= EXERCISE =
Return all lines with the word "using" in them.

::::::::::

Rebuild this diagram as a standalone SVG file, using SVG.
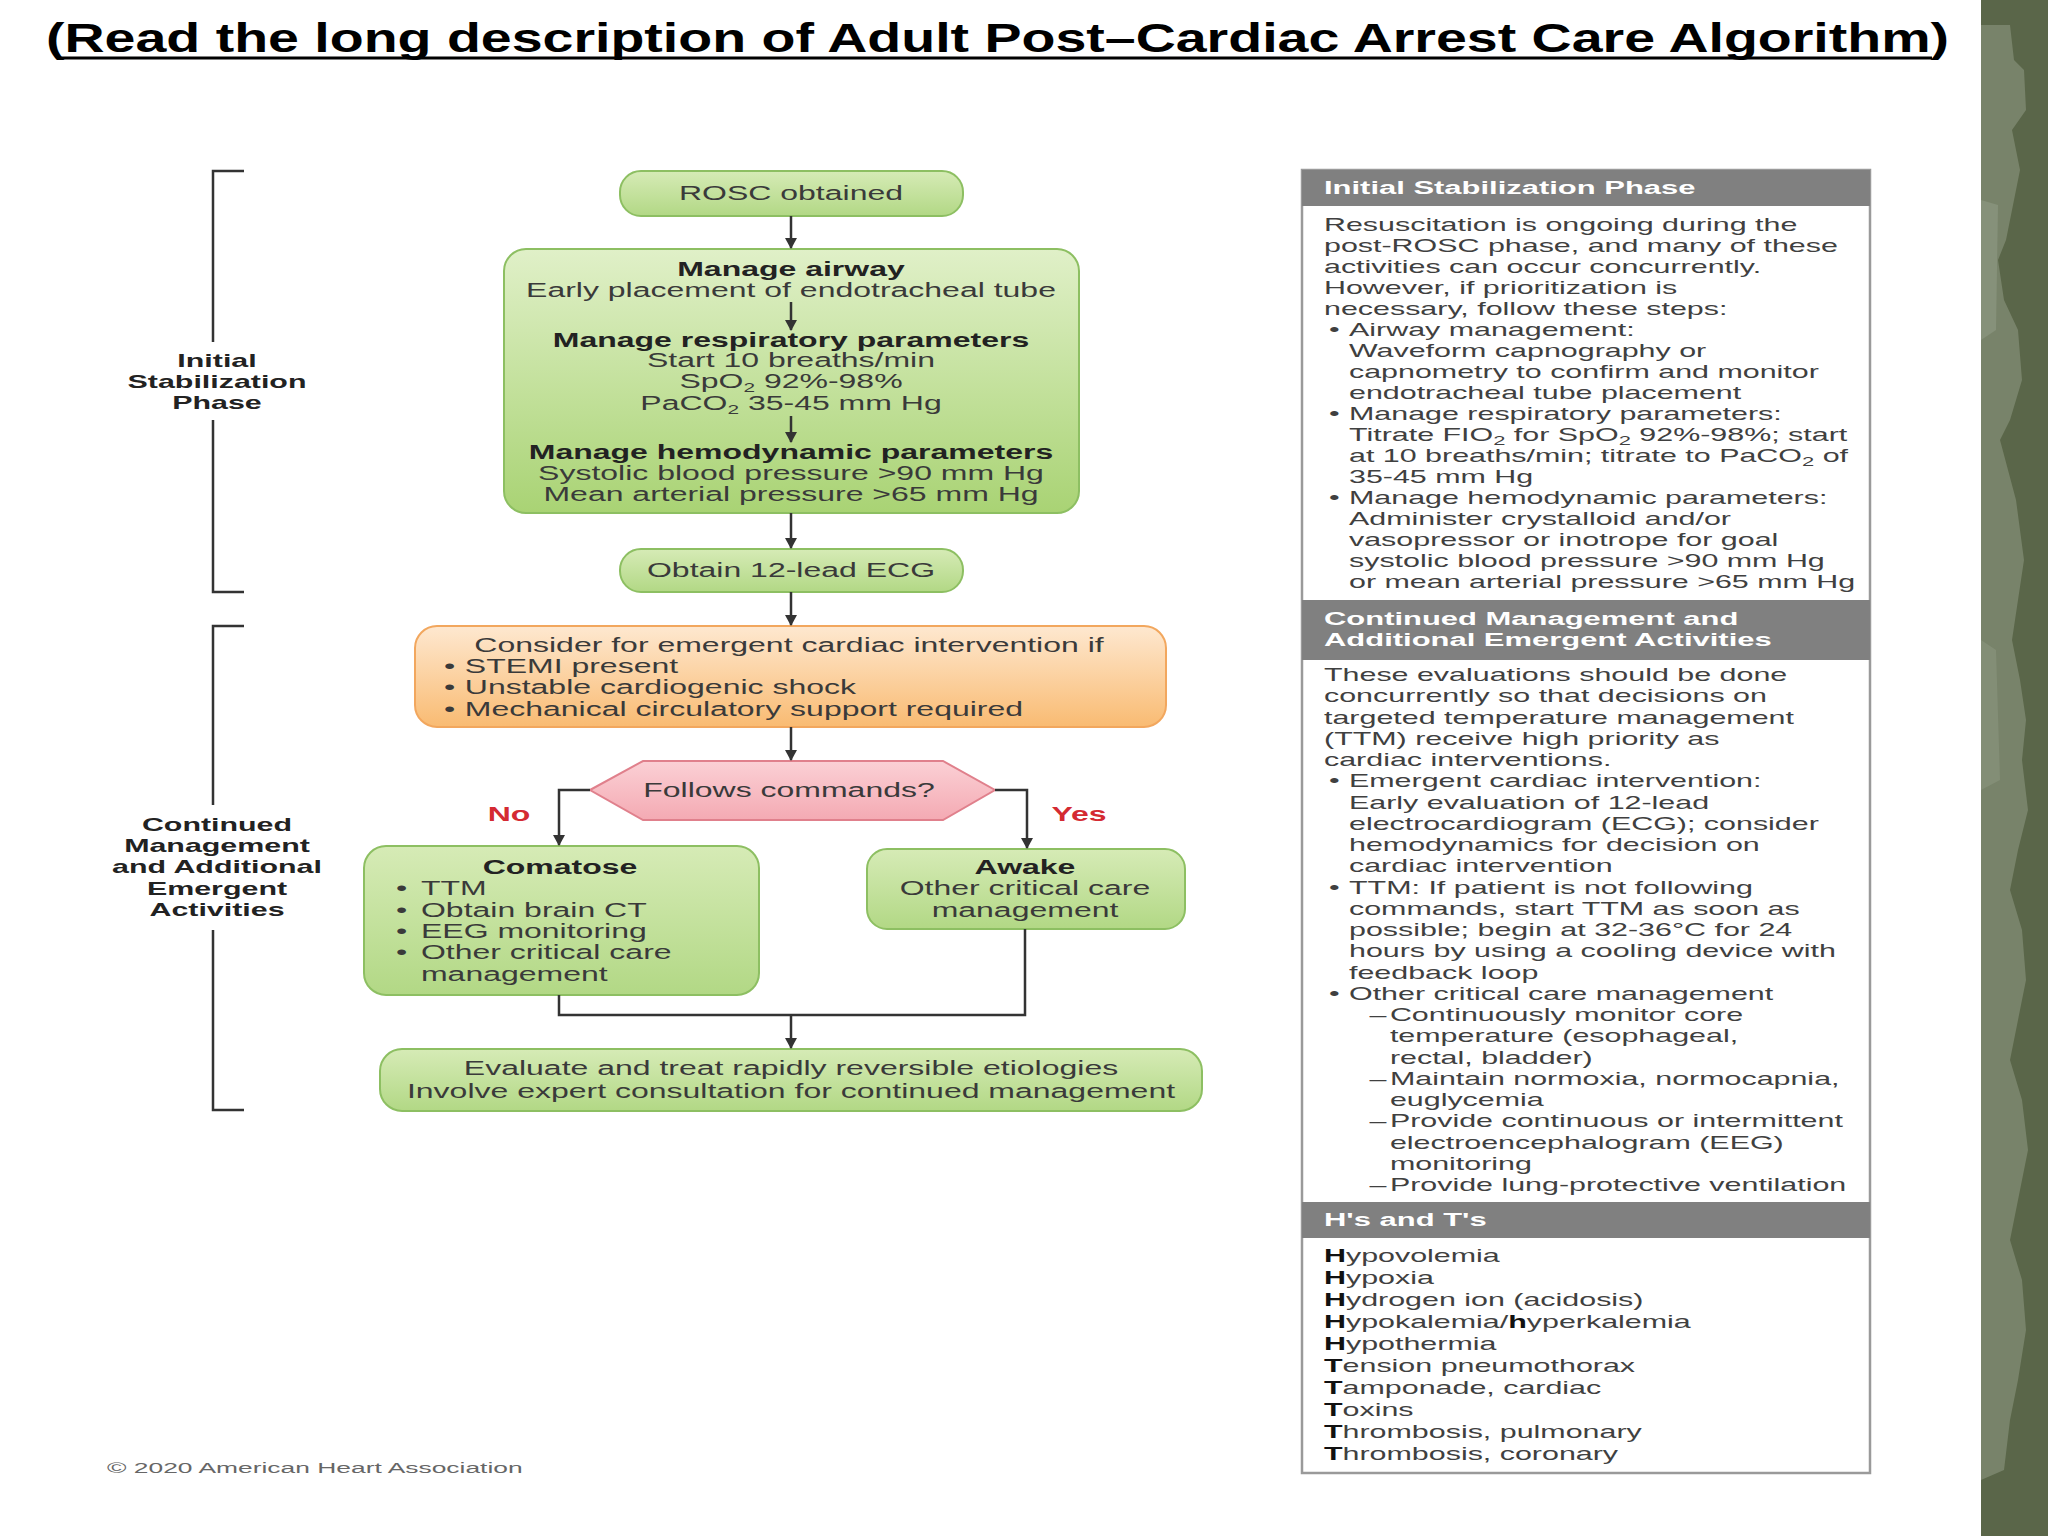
<svg xmlns="http://www.w3.org/2000/svg" width="2048" height="1536" viewBox="0 0 2048 1536">
<defs>
<linearGradient id="gGreen" x1="0" y1="0" x2="0" y2="1"><stop offset="0" stop-color="#e0f0c8"/><stop offset="1" stop-color="#a9d374"/></linearGradient>
<linearGradient id="gGreenS" x1="0" y1="0" x2="0" y2="1"><stop offset="0" stop-color="#d6ebb6"/><stop offset="1" stop-color="#b2d885"/></linearGradient>
<linearGradient id="gOrange" x1="0" y1="0" x2="0" y2="1"><stop offset="0" stop-color="#fee8d0"/><stop offset="1" stop-color="#f9bb72"/></linearGradient>
<linearGradient id="gPink" x1="0" y1="0" x2="0" y2="1"><stop offset="0" stop-color="#fbd0d5"/><stop offset="1" stop-color="#f4aab3"/></linearGradient>
<marker id="arr" markerWidth="12" markerHeight="12" refX="10" refY="6" orient="auto" markerUnits="userSpaceOnUse"><path d="M0,0 L11,6 L0,12 Z" fill="#333"/></marker>
<style>
.ft{font-family:"Liberation Sans",Arial,sans-serif;font-size:20px;fill:#3a3a3a}
.fb{font-family:"Liberation Sans",Arial,sans-serif;font-size:20px;font-weight:bold;fill:#222}
.lb{font-family:"Liberation Sans",Arial,sans-serif;font-size:19px;font-weight:bold;fill:#222;text-anchor:middle}
.rt{font-family:"Liberation Sans",Arial,sans-serif;font-size:18px;fill:#404040}
.rh{font-family:"Liberation Sans",Arial,sans-serif;font-size:18px;font-weight:bold;fill:#ffffff}
.rb{font-weight:bold;fill:#111}
.mid{text-anchor:middle}
.sub{font-size:13px}
.conn{fill:none;stroke:#333;stroke-width:2.5}
.brk{fill:none;stroke:#333;stroke-width:2.5}
.gbox{fill:url(#gGreenS);stroke:#8dbf62;stroke-width:2}
.bbox{fill:url(#gGreen);stroke:#8dbf62;stroke-width:2}
.hdr{fill:#808080}
.red{font-family:"Liberation Sans",Arial,sans-serif;font-size:20px;font-weight:bold;fill:#d42a32;text-anchor:middle}
</style>
</defs>
<rect x="0" y="0" width="2048" height="1536" fill="#ffffff"/>

<!-- right decorative stripe -->
<g id="stripe">
<rect x="1981" y="0" width="67" height="1536" fill="#5a6649"/>
<path d="M1981,25 L2010,25 L2014,60 L2024,70 L2026,110 L2012,130 L2020,170 L2014,200 L2006,240 L1998,260 L2004,300 L2018,330 L2022,380 L2010,420 L2000,440 L2008,470 L2016,500 L2024,560 L2018,600 L2012,640 L2020,680 L2026,720 L2022,760 L2028,810 L2018,850 L2010,890 L2022,930 L2026,980 L2018,1020 L2010,1060 L2022,1100 L2028,1150 L2018,1200 L2010,1240 L2022,1280 L2026,1330 L2018,1380 L2010,1420 L2004,1470 L1981,1480 Z" fill="#78836a"/>
<path d="M1981,200 L1998,205 L1996,330 L1981,340 Z" fill="#86917a"/>
<path d="M1981,640 L1996,650 L2000,780 L1981,790 Z" fill="#838e76"/>
</g>

<!-- title -->
<g id="title">
<text x="46" y="52" font-family="'Liberation Sans',Arial,sans-serif" font-size="40" font-weight="bold" fill="#000" textLength="1903" lengthAdjust="spacingAndGlyphs">(Read the long description of Adult Post–Cardiac Arrest Care Algorithm)</text>
<line x1="60" y1="58" x2="1932" y2="58" stroke="#000" stroke-width="3"/>
</g>

<!-- phase brackets -->
<g id="bracket-initial">
<path class="brk" d="M244,171 L213,171 L213,342 M213,420 L213,592 L244,592"/>
<g transform="translate(217,0) scale(1.6,1)">
<text class="lb" x="0" y="367">Initial</text>
<text class="lb" x="0" y="388">Stabilization</text>
<text class="lb" x="0" y="409">Phase</text>
</g>
</g>
<g id="bracket-continued">
<path class="brk" d="M244,626 L213,626 L213,805 M213,930 L213,1110 L244,1110"/>
<g transform="translate(217,0) scale(1.6,1)">
<text class="lb" x="0" y="831">Continued</text>
<text class="lb" x="0" y="852">Management</text>
<text class="lb" x="0" y="873">and Additional</text>
<text class="lb" x="0" y="895">Emergent</text>
<text class="lb" x="0" y="916">Activities</text>
</g>
</g>

<!-- nodes -->
<g id="node-rosc">
<rect class="gbox" x="620" y="171" width="343" height="45" rx="21"/>
<g transform="translate(791,0) scale(1.6,1)"><text class="ft mid" x="0" y="200">ROSC obtained</text></g>
</g>

<g id="node-stabilize">
<rect class="bbox" x="504" y="249" width="575" height="264" rx="22"/>
<g transform="translate(791,0) scale(1.6,1)">
<text class="fb mid" x="0" y="276">Manage airway</text>
<text class="ft mid" x="0" y="297">Early placement of endotracheal tube</text>
<text class="fb mid" x="0" y="347">Manage respiratory parameters</text>
<text class="ft mid" x="0" y="367">Start 10 breaths/min</text>
<text class="ft mid" x="0" y="388">SpO<tspan class="sub" dy="4">2</tspan><tspan dy="-4"> 92%-98%</tspan></text>
<text class="ft mid" x="0" y="410">PaCO<tspan class="sub" dy="4">2</tspan><tspan dy="-4"> 35-45 mm Hg</tspan></text>
<text class="fb mid" x="0" y="459">Manage hemodynamic parameters</text>
<text class="ft mid" x="0" y="480">Systolic blood pressure &gt;90 mm Hg</text>
<text class="ft mid" x="0" y="501">Mean arterial pressure &gt;65 mm Hg</text>
</g>
</g>

<g id="node-ecg">
<rect class="gbox" x="620" y="549" width="343" height="43" rx="21"/>
<g transform="translate(791,0) scale(1.6,1)"><text class="ft mid" x="0" y="577">Obtain 12-lead ECG</text></g>
</g>

<g id="node-intervention">
<rect x="415" y="626" width="751" height="101" rx="22" fill="url(#gOrange)" stroke="#f2a75e" stroke-width="2"/>
<g transform="translate(789,0) scale(1.6,1)"><text class="ft mid" x="0" y="652">Consider for emergent cardiac intervention if</text></g>
<g transform="translate(444,0) scale(1.6,1)">
<text class="ft" x="0" y="673">•</text><text class="ft" x="13" y="673">STEMI present</text>
<text class="ft" x="0" y="694">•</text><text class="ft" x="13" y="694">Unstable cardiogenic shock</text>
<text class="ft" x="0" y="716">•</text><text class="ft" x="13" y="716">Mechanical circulatory support required</text>
</g>
</g>

<g id="node-decision">
<polygon points="590,790 643,761 943,761 995,790 943,820 643,820" fill="url(#gPink)" stroke="#e0808c" stroke-width="2"/>
<g transform="translate(789,0) scale(1.6,1)"><text class="ft mid" x="0" y="797">Follows commands?</text></g>
</g>

<g id="node-comatose">
<rect class="gbox" x="364" y="846" width="395" height="149" rx="22"/>
<g transform="translate(560,0) scale(1.6,1)"><text class="fb mid" x="0" y="874">Comatose</text></g>
<g transform="translate(396,0) scale(1.6,1)">
<text class="ft" x="0" y="895">•</text><text class="ft" x="15.6" y="895">TTM</text>
<text class="ft" x="0" y="917">•</text><text class="ft" x="15.6" y="917">Obtain brain CT</text>
<text class="ft" x="0" y="938">•</text><text class="ft" x="15.6" y="938">EEG monitoring</text>
<text class="ft" x="0" y="959">•</text><text class="ft" x="15.6" y="959">Other critical care</text>
<text class="ft" x="15.6" y="981">management</text>
</g>
</g>

<g id="node-awake">
<rect class="gbox" x="867" y="849" width="318" height="80" rx="20"/>
<g transform="translate(1025,0) scale(1.6,1)">
<text class="fb mid" x="0" y="874">Awake</text>
<text class="ft mid" x="0" y="895">Other critical care</text>
<text class="ft mid" x="0" y="917">management</text>
</g>
</g>

<g id="node-evaluate">
<rect class="gbox" x="380" y="1049" width="822" height="62" rx="22"/>
<g transform="translate(791,0) scale(1.6,1)">
<text class="ft mid" x="0" y="1075">Evaluate and treat rapidly reversible etiologies</text>
<text class="ft mid" x="0" y="1098">Involve expert consultation for continued management</text>
</g>
</g>

<!-- connectors -->
<g id="connectors">
<line class="conn" x1="791" y1="216" x2="791" y2="248" marker-end="url(#arr)"/>
<line class="conn" x1="791" y1="302" x2="791" y2="330" marker-end="url(#arr)"/>
<line class="conn" x1="791" y1="416" x2="791" y2="442" marker-end="url(#arr)"/>
<line class="conn" x1="791" y1="513" x2="791" y2="548" marker-end="url(#arr)"/>
<line class="conn" x1="791" y1="592" x2="791" y2="625" marker-end="url(#arr)"/>
<line class="conn" x1="791" y1="727" x2="791" y2="760" marker-end="url(#arr)"/>
<path class="conn" d="M590,790 L559,790 L559,845" marker-end="url(#arr)"/>
<path class="conn" d="M995,790 L1027,790 L1027,848" marker-end="url(#arr)"/>
<path class="conn" d="M559,995 L559,1015 L1025,1015 L1025,929"/>
<line class="conn" x1="791" y1="1015" x2="791" y2="1048" marker-end="url(#arr)"/>
<g transform="translate(509,0) scale(1.6,1)"><text class="red" x="0" y="821">No</text></g>
<g transform="translate(1079,0) scale(1.6,1)"><text class="red" x="0" y="821">Yes</text></g>
</g>

<g id="copyright">
<g transform="translate(107,0) scale(1.76,1)"><text x="0" y="1473" font-family="'Liberation Sans',Arial,sans-serif" font-size="15" fill="#666">© 2020 American Heart Association</text></g>
</g>

<!-- right info panel -->
<g id="panel">
<rect x="1302" y="170" width="568" height="1303" fill="#ffffff" stroke="#9a9a9a" stroke-width="2.5"/>
<rect class="hdr" x="1302" y="170" width="568" height="36"/>
<rect class="hdr" x="1302" y="600" width="568" height="60"/>
<rect class="hdr" x="1302" y="1202" width="568" height="36"/>
<g transform="translate(1324,0) scale(1.72,1)">
<text class="rh" x="0" y="194">Initial Stabilization Phase</text>
<text class="rh" x="0" y="625">Continued Management and</text>
<text class="rh" x="0" y="646">Additional Emergent Activities</text>
<text class="rh" x="0" y="1226">H's and T's</text>
</g>
<g transform="translate(1324,0) scale(1.69,1)">
<text class="rt" x="0" y="231">Resuscitation is ongoing during the</text>
<text class="rt" x="0" y="252">post-ROSC phase, and many of these</text>
<text class="rt" x="0" y="273">activities can occur concurrently.</text>
<text class="rt" x="0" y="294">However, if prioritization is</text>
<text class="rt" x="0" y="315">necessary, follow these steps:</text>
<text class="rt" x="3" y="336">•</text><text class="rt" x="14.8" y="336">Airway management:</text>
<text class="rt" x="14.8" y="357">Waveform capnography or</text>
<text class="rt" x="14.8" y="378">capnometry to confirm and monitor</text>
<text class="rt" x="14.8" y="399">endotracheal tube placement</text>
<text class="rt" x="3" y="420">•</text><text class="rt" x="14.8" y="420">Manage respiratory parameters:</text>
<text class="rt" x="14.8" y="441">Titrate FIO<tspan class="sub" dy="4">2</tspan><tspan dy="-4"> for SpO</tspan><tspan class="sub" dy="4">2</tspan><tspan dy="-4"> 92%-98%; start</tspan></text>
<text class="rt" x="14.8" y="462">at 10 breaths/min; titrate to PaCO<tspan class="sub" dy="4">2</tspan><tspan dy="-4"> of</tspan></text>
<text class="rt" x="14.8" y="483">35-45 mm Hg</text>
<text class="rt" x="3" y="504">•</text><text class="rt" x="14.8" y="504">Manage hemodynamic parameters:</text>
<text class="rt" x="14.8" y="525">Administer crystalloid and/or</text>
<text class="rt" x="14.8" y="546">vasopressor or inotrope for goal</text>
<text class="rt" x="14.8" y="567">systolic blood pressure &gt;90 mm Hg</text>
<text class="rt" x="14.8" y="588">or mean arterial pressure &gt;65 mm Hg</text>

<text class="rt" x="0" y="681">These evaluations should be done</text>
<text class="rt" x="0" y="702">concurrently so that decisions on</text>
<text class="rt" x="0" y="724">targeted temperature management</text>
<text class="rt" x="0" y="745">(TTM) receive high priority as</text>
<text class="rt" x="0" y="766">cardiac interventions.</text>
<text class="rt" x="3" y="787">•</text><text class="rt" x="14.8" y="787">Emergent cardiac intervention:</text>
<text class="rt" x="14.8" y="809">Early evaluation of 12-lead</text>
<text class="rt" x="14.8" y="830">electrocardiogram (ECG); consider</text>
<text class="rt" x="14.8" y="851">hemodynamics for decision on</text>
<text class="rt" x="14.8" y="872">cardiac intervention</text>
<text class="rt" x="3" y="894">•</text><text class="rt" x="14.8" y="894">TTM: If patient is not following</text>
<text class="rt" x="14.8" y="915">commands, start TTM as soon as</text>
<text class="rt" x="14.8" y="936">possible; begin at 32-36°C for 24</text>
<text class="rt" x="14.8" y="957">hours by using a cooling device with</text>
<text class="rt" x="14.8" y="979">feedback loop</text>
<text class="rt" x="3" y="1000">•</text><text class="rt" x="14.8" y="1000">Other critical care management</text>
<text class="rt" x="27" y="1021">–</text><text class="rt" x="39" y="1021">Continuously monitor core</text>
<text class="rt" x="39" y="1042">temperature (esophageal,</text>
<text class="rt" x="39" y="1064">rectal, bladder)</text>
<text class="rt" x="27" y="1085">–</text><text class="rt" x="39" y="1085">Maintain normoxia, normocapnia,</text>
<text class="rt" x="39" y="1106">euglycemia</text>
<text class="rt" x="27" y="1127">–</text><text class="rt" x="39" y="1127">Provide continuous or intermittent</text>
<text class="rt" x="39" y="1149">electroencephalogram (EEG)</text>
<text class="rt" x="39" y="1170">monitoring</text>
<text class="rt" x="27" y="1191">–</text><text class="rt" x="39" y="1191">Provide lung-protective ventilation</text>

<text class="rt" x="0" y="1262"><tspan class="rb">H</tspan>ypovolemia</text>
<text class="rt" x="0" y="1284"><tspan class="rb">H</tspan>ypoxia</text>
<text class="rt" x="0" y="1306"><tspan class="rb">H</tspan>ydrogen ion (acidosis)</text>
<text class="rt" x="0" y="1328"><tspan class="rb">H</tspan>ypokalemia/<tspan class="rb">h</tspan>yperkalemia</text>
<text class="rt" x="0" y="1350"><tspan class="rb">H</tspan>ypothermia</text>
<text class="rt" x="0" y="1372"><tspan class="rb">T</tspan>ension pneumothorax</text>
<text class="rt" x="0" y="1394"><tspan class="rb">T</tspan>amponade, cardiac</text>
<text class="rt" x="0" y="1416"><tspan class="rb">T</tspan>oxins</text>
<text class="rt" x="0" y="1438"><tspan class="rb">T</tspan>hrombosis, pulmonary</text>
<text class="rt" x="0" y="1460"><tspan class="rb">T</tspan>hrombosis, coronary</text>
</g>
</g>
</svg>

::::::::::

= RIGHT ANSWER =
Rebuild this diagram as a standalone SVG file, using SVG.
<text class="rt" x="14.8" y="957">hours by using a cooling device with</text>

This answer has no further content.